Blog

Data Quality: The Unseen Villain of Machine Learning

Data Quality: The Unseen Villain of Machine Learning Cover Image
Oli Gordon

By Oli Gordon
Oliver is a Solutions Consultant here at Ataccama, using his experience in the DQ software industry and PhD in Machine Learning to solve complex problems both for our clients and our company.


“What are the main things a modern data scientist/machine learning engineer does?”


At first glance, this seems like an easy question with an obvious answer:

“Build machine learning models and analyze data.”

In reality, this answer rarely holds true. 

Efficient use of data is vital in a successful modern business. However, turning data into tangible business outcomes requires that data to go on a journey. It must be acquired, securely shared, and analyzed in its own development lifecycle. 

The explosion of cloud computing in the mid-late 2000s and the “enterprisification” of ML in the mid-late 2010s have made the start and end of this journey very much a solved problem. Unfortunately, businesses tend to hit roadblocks in the less exciting middle part. A stage that often lives outside of the executive levels with their big budgets and flashy slides. This is today’s subject: data quality.

How poor data quality affects businesses

Poor quality, unusable data is a burden for people who live at the end of our data's journey: the data users who use it to build models and other revenue-generating activities.
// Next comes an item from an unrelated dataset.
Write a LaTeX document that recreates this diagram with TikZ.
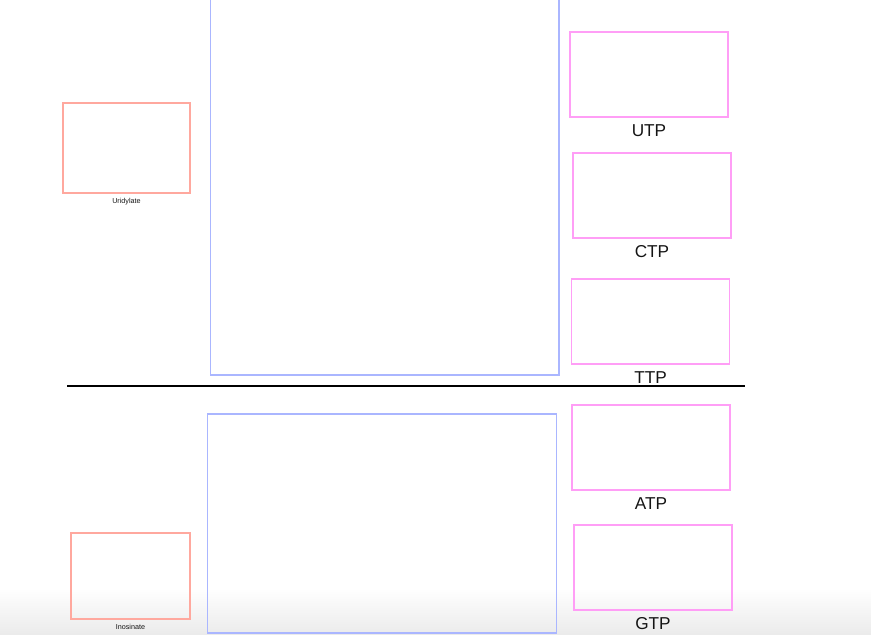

The all-too-common story of data scientists is somebody hired to “build machine learning models and analyze data,” but bad data prevents them from doing anything of the sort. 

All because of “garbage in, garbage out”

And in this case, the “garbage in” is bad data quality. Organizations put so much effort and attention into getting access to this data, but nobody thinks to check if the data going “in” to the model is actually usable. 

According to Forbes, data scientists spend 60% of their time cleaning up data so their project “out” will work properly. They may be guessing the meaning of data and inferring gaps. They may be dropping otherwise valuable data from their models or maybe even waiting to hear back from SMEs – the outcome is frustrating and inefficient all the same. Ultimately, all this dirty data prevents data scientists from doing the valuable part of their job: solving business problems

This massive, often invisible cost slows down projects and lessens their outcomes.

These disadvantages double when data cleanup tasks are done repetitively in silos. Just because one person noticed and cleaned up an issue in one project doesn't mean they've resolved the issue for all their colleagues and their respective projects. Even if a data engineering team can clean up en masse, they may not be able to do so instantly and may not fully understand the meaning behind the task and why they're doing it. 

Data quality's impact on machine learning

Having clean data is particularly important to ML projects. Whether we are doing classification or regression, supervised or unsupervised learning, deep neural networks, or just good old k-means, when an ML model goes into production, its builders must constantly evaluate against new data. 

A key part of the ML lifecycle is checking against data drift to ensure the model still works and provides value to the business. Data is an ever-changing landscape, after all:

  • Source systems may be merged after an acquisition
  • New governance may come into play
  • The commercial landscape can change

Previous assumptions of the data may no longer hold true. Sure, this model promotion/testing/retraining aspect is covered well by tools like Databricks/MLFlow, AWS Sagemaker, or Azure ML Studio. However, it's not as well equipped for the subsequent investigation into what part of the data has changed, why it has changed, and then going and fixing it. This is tedious and time-consuming.

So, how do you prevent these problems for ML projects? By being data-driven. Being data-driven isn’t just about technical people building pipelines and models. The entire company needs to work towards it. What if entering data required a business workflow with somebody to approve it? What if a front-office, non-technical stakeholder could contribute knowledge at the start of the data journey? And what if we could proactively monitor and clean our data? 

Image

How to overcome data quality barriers to ML

This is where Ataccama provides real value. Instead of wasting a data scientist’s time in a never-ending game of whack-a-mole, we make data quality a team sport. We don’t wait for an issue to crop up in production and scramble to investigate and fix it. 

We constantly test all our data, wherever it lives, against an ever-expanding pool of known issues. Everybody contributes, and all data has clear, well-defined data owners. So when a Data Scientist is asked what they do, they can finally say:

“Build machine learning models and analyze data.”